IEA Deploys Record 400 Million Barrel Reserve Release
The International Energy Agency on Wednesday announced its largest-ever emergency stock release of 400 million barrels. The coordinated intervention dwarfs the previous record of 182 million barrels released during the Russia-Ukraine war in 2022.
The announcement temporarily capped the oil spike. Brent crude, which had surged past $114 per barrel earlier in the week, pulled back below $85 on the news. IEA Executive Director Fatih Birol stressed that stable oil flows could not fully return unless tanker traffic resumed through the Strait.

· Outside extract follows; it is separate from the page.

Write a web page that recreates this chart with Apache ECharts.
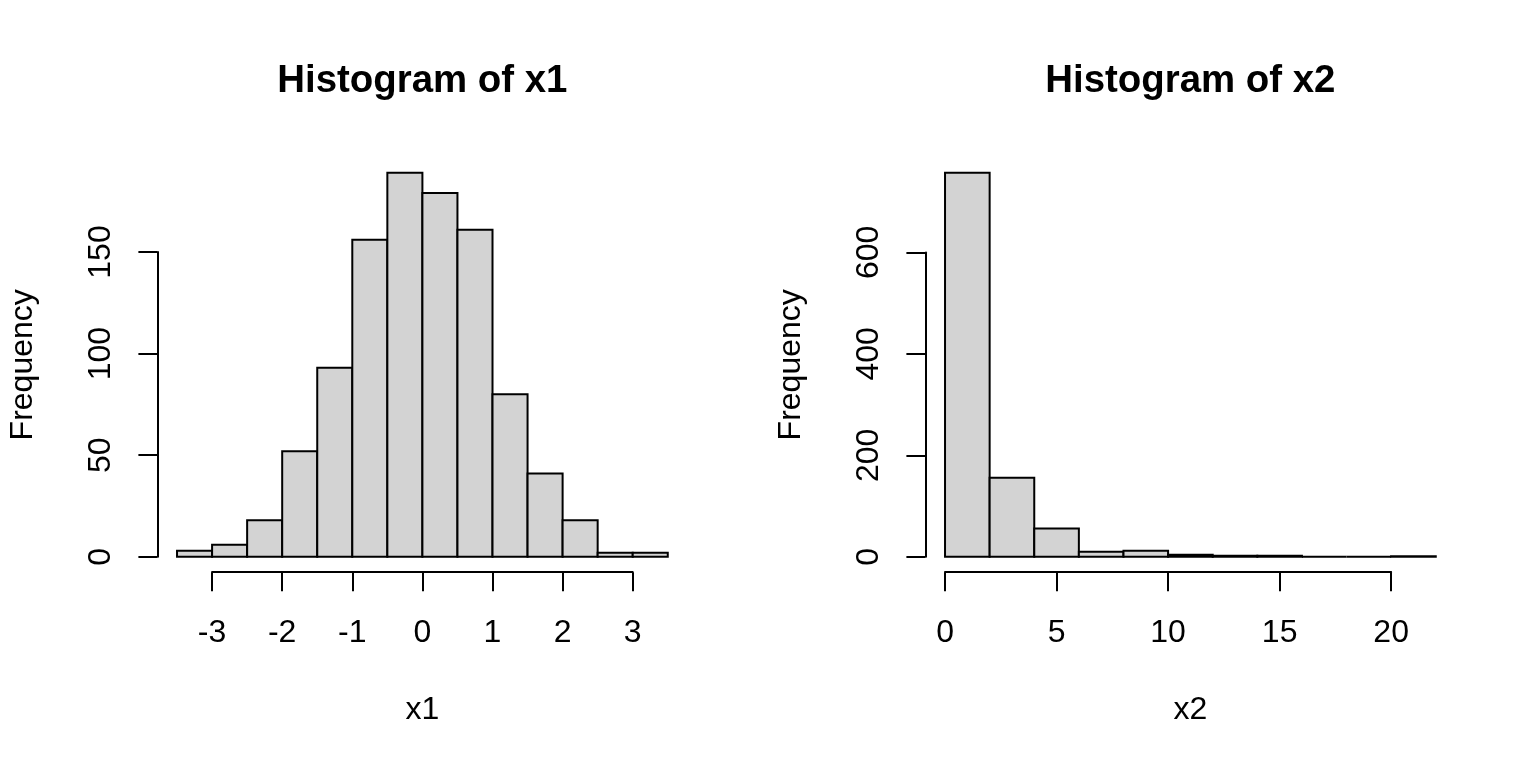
<!DOCTYPE html>
<html>
<head>
<meta charset="utf-8">
<script src="https://cdn.jsdelivr.net/npm/echarts@6/dist/echarts.min.js"></script>
<style>
html, body { margin: 0; padding: 0; background: #fff; }
#main { width: 1536px; height: 768px; }
</style>
</head>
<body>
<div id="main"></div>
<script>
// bin edges and counts
var x1Breaks = [-3.5, -3, -2.5, -2, -1.5, -1, -0.5, 0, 0.5, 1, 1.5, 2, 2.5, 3, 3.5];
var x1Counts = [3, 6, 18, 52, 93, 156, 189, 179, 161, 80, 41, 18, 2, 2];
var x2Breaks = [0, 2, 4, 6, 8, 10, 12, 14, 16, 18, 20, 22];
var x2Counts = [757, 156, 56, 10, 12, 4, 2, 2, 0, 0, 1];

// tick labels
var x1XTicks = [-3, -2, -1, 0, 1, 2, 3];
var x1YTicks = [0, 50, 100, 150];
var x2XTicks = [0, 5, 10, 15, 20];
var x2YTicks = [0, 200, 400, 600];

var titles = ['Histogram of x1', 'Histogram of x2'];
var xNames = ['x1', 'x2'];
var yName = 'Frequency';

var FONT = '"Liberation Sans", Arial, Helvetica, sans-serif';
// R-like panel margins (px)
var PANEL_W = 768, MAR_L = 157.4, MAR_R = 80.6, MAR_T = 157.4, MAR_B = 195.8, H = 768;

var option = {
    animation: false,
    backgroundColor: '#fff',
    textStyle: { fontFamily: FONT, color: '#000' },
    title: [],
    grid: [],
    xAxis: [],
    yAxis: [],
    series: []
};

function axisStyle() {
    return {
        axisLine: { show: true, lineStyle: { color: '#000', width: 2 } },
        axisTick: { show: true, length: 19, inside: false, lineStyle: { color: '#000', width: 2 } },
        splitLine: { show: false }
    };
}

function addPanel(i, breaks, counts, xTicks, yTicks) {
    var left = i * PANEL_W + MAR_L;
    var width = PANEL_W - MAR_L - MAR_R;
    var height = H - MAR_T - MAR_B;
    var xr = breaks[breaks.length - 1] - breaks[0];
    var xmin = breaks[0] - 0.04 * xr, xmax = breaks[breaks.length - 1] + 0.04 * xr;
    var cmax = Math.max.apply(null, counts);
    var ymin = -0.04 * cmax, ymax = 1.04 * cmax;
    var pxX = width / (xmax - xmin), pxY = height / (ymax - ymin);
    var base = option.grid.length;

    // plot region
    option.grid.push({ left: left, top: MAR_T, width: width, height: height, outerBoundsMode: 'none' });
    // x axis only (spans first..last tick)
    var xt0 = xTicks[0], xt1 = xTicks[xTicks.length - 1];
    option.grid.push({ left: left + (xt0 - xmin) * pxX, top: MAR_T, width: (xt1 - xt0) * pxX, height: height, outerBoundsMode: 'none' });
    // y axis only
    var yt0 = yTicks[0], yt1 = yTicks[yTicks.length - 1];
    option.grid.push({ left: left, top: MAR_T + (ymax - yt1) * pxY, width: width, height: (yt1 - yt0) * pxY, outerBoundsMode: 'none' });

    var hidden = { axisLine: { show: false }, axisTick: { show: false }, axisLabel: { show: false }, splitLine: { show: false } };

    option.xAxis.push(Object.assign({
        type: 'value', gridIndex: base, min: xmin, max: xmax,
        name: xNames[i], nameLocation: 'middle', nameGap: 122,
        nameTextStyle: { fontSize: 32, fontFamily: FONT, color: '#000' }
    }, hidden));
    option.yAxis.push(Object.assign({
        type: 'value', gridIndex: base, min: ymin, max: ymax,
        name: yName, nameLocation: 'middle', nameGap: 118, nameRotate: 90,
        nameTextStyle: { fontSize: 32, fontFamily: FONT, color: '#000' }
    }, hidden));

    option.xAxis.push(Object.assign({
        type: 'value', gridIndex: base + 1, position: 'bottom',
        min: xt0, max: xt1, interval: xTicks[1] - xTicks[0],
        axisLabel: { show: true, margin: 45, fontSize: 32, fontFamily: FONT, color: '#000', showMinLabel: true, showMaxLabel: true, hideOverlap: false }
    }, axisStyle()));
    option.yAxis.push(Object.assign({ type: 'value', gridIndex: base + 1, min: 0, max: 1 }, hidden));

    option.xAxis.push(Object.assign({ type: 'value', gridIndex: base + 2, min: 0, max: 1 }, hidden));
    option.yAxis.push(Object.assign({
        type: 'value', gridIndex: base + 2, position: 'left',
        min: yt0, max: yt1, interval: yTicks[1] - yTicks[0],
        axisLabel: { show: true, rotate: 90, margin: 40, fontSize: 32, fontFamily: FONT, color: '#000', showMinLabel: true, showMaxLabel: true, hideOverlap: false }
    }, axisStyle()));

    var data = counts.map(function (c, k) { return [breaks[k], breaks[k + 1], c]; });
    option.series.push({
        type: 'custom',
        xAxisIndex: base, yAxisIndex: base,
        encode: { x: [0, 1], y: 2 },
        clip: false,
        data: data,
        renderItem: function (params, api) {
            var p0 = api.coord([api.value(0), api.value(2)]);
            var p1 = api.coord([api.value(1), 0]);
            return {
                type: 'rect',
                shape: { x: p0[0], y: p0[1], width: p1[0] - p0[0], height: p1[1] - p0[1] },
                style: { fill: '#d3d3d3', stroke: '#000', lineWidth: 2 }
            };
        }
    });

    option.title.push({
        text: titles[i],
        left: left + width / 2, top: 62, textAlign: 'center', padding: 0,
        textStyle: { fontSize: 38.4, fontWeight: 'bold', fontFamily: FONT, color: '#000' }
    });
}

addPanel(0, x1Breaks, x1Counts, x1XTicks, x1YTicks);
addPanel(1, x2Breaks, x2Counts, x2XTicks, x2YTicks);

var myChart = echarts.init(document.getElementById('main'), null, { renderer: 'canvas' });
myChart.setOption(option, true);
</script>
</body>
</html>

The math, however, is sobering. At 20 million barrels per day of normal Hormuz throughput, 400 million barrels covers roughly 20 days of disrupted flow. If the blockade persists, the reserves offer a short buffer, not a solution. Rapidan Energy Group and Wood Mackenzie have both described the Hormuz closure as the largest oil supply disruption ever recorded.
Bitcoin Clings to $70K as Fear Index Drops to 18
Bitcoin traded at $69,850 at press time, up a modest 0.38% over 24 hours but down 3.06% on the week. The 24-hour range of $69,034 to $71,230 reflects the market’s indecision, a far cry from the October 2025 all-time high of $126,080.
The Crypto Fear & Greed Index sits at 18, deep in “Extreme Fear” territory. This is the lowest reading since the early days of the conflict, signaling broad risk aversion across digital assets.
U.S. spot Bitcoin ETFs have logged net inflows of $533 million over the past three trading sessions ($167M on March 9, $250.92M on March 10, $115.17M on March 11), suggesting institutional buyers are accumulating even as retail sentiment collapses. Ethereum held at $2,045, up 1.34%.
Bitcoin has not acted as a safe haven during the crisis. Unlike gold, which has rallied on geopolitical risk, BTC has tracked risk-on assets. Higher oil prices fuel inflation concerns, which suppress rate-cut expectations and pressure speculative assets, a pattern that has played out since the first strikes on February 28.
Southeast Asia’s Persian Gulf Dependency Amplifies the Pain
The Hormuz blockade is not an abstract risk for Southeast Asia. The Philippines sources 96% of its oil from the Persian Gulf region. Vietnam depends on the Gulf for 87% of supply, and Thailand for 74%.
The impact is already visible. The Philippine peso has dropped to 59.5 per U.S. dollar, and diesel prices in the country have surged 38.6% since the conflict began. Long lines at filling stations have become common across the region.
In Indonesia, the rupiah weakened to Rp16,990 per dollar, prompting Bank Indonesia to intervene in both spot and non-deliverable forward markets. Every $10 increase in Brent crude adds approximately 0.4 percentage points to Indonesia’s headline CPI. If oil sustains near $100 per barrel, headline inflation could climb toward 4.5%.
Filipino seafarers remain stranded in the Strait of Hormuz amid warlike conditions, with the Department of Migrant Workers coordinating their protection. The Thai-flagged vessel involved in Wednesday’s rescue underscores how deeply ASEAN nationals are exposed to the conflict zone.
For crypto traders across the region, the crisis creates a double squeeze. Portfolios are under pressure from the broader risk-off environment, while daily living costs are rising sharply due to fuel inflation. Higher energy costs also weigh on mining operations, particularly in Vietnam and Thailand where small-scale operations depend on affordable electricity.
What Comes Next for ASEAN Crypto Markets
The IEA’s 400 million barrel release buys roughly three weeks of breathing room. If the Hormuz blockade extends beyond that, the IRGC’s $200 per barrel warning may prove less hyperbole than forecast.
Several concrete catalysts lie ahead. U.S. CPI data, due this week, will reflect the first full impact of the oil shock on consumer prices. Bank Indonesia’s next rate decision will signal whether the central bank prioritizes currency defense or growth support.
Currency devaluation across ASEAN could push some users toward stablecoins and Bitcoin as hedges against depreciating local currencies, a pattern already visible in Iran where the rial’s collapse has driven Bitcoin adoption. But unlike Iran’s subsidized $1,320-per-coin mining costs, Southeast Asian miners face full market energy rates that are climbing fast.
Bitcoin’s $533 million in ETF inflows over three days suggests institutional conviction that the sell-off is overdone. Whether that signal proves correct depends on how long the Strait of Hormuz stays closed.
Disclaimer: This article is for informational purposes only and does not constitute financial advice. Cryptocurrency investments carry significant risk. Always conduct your own research before making investment decisions.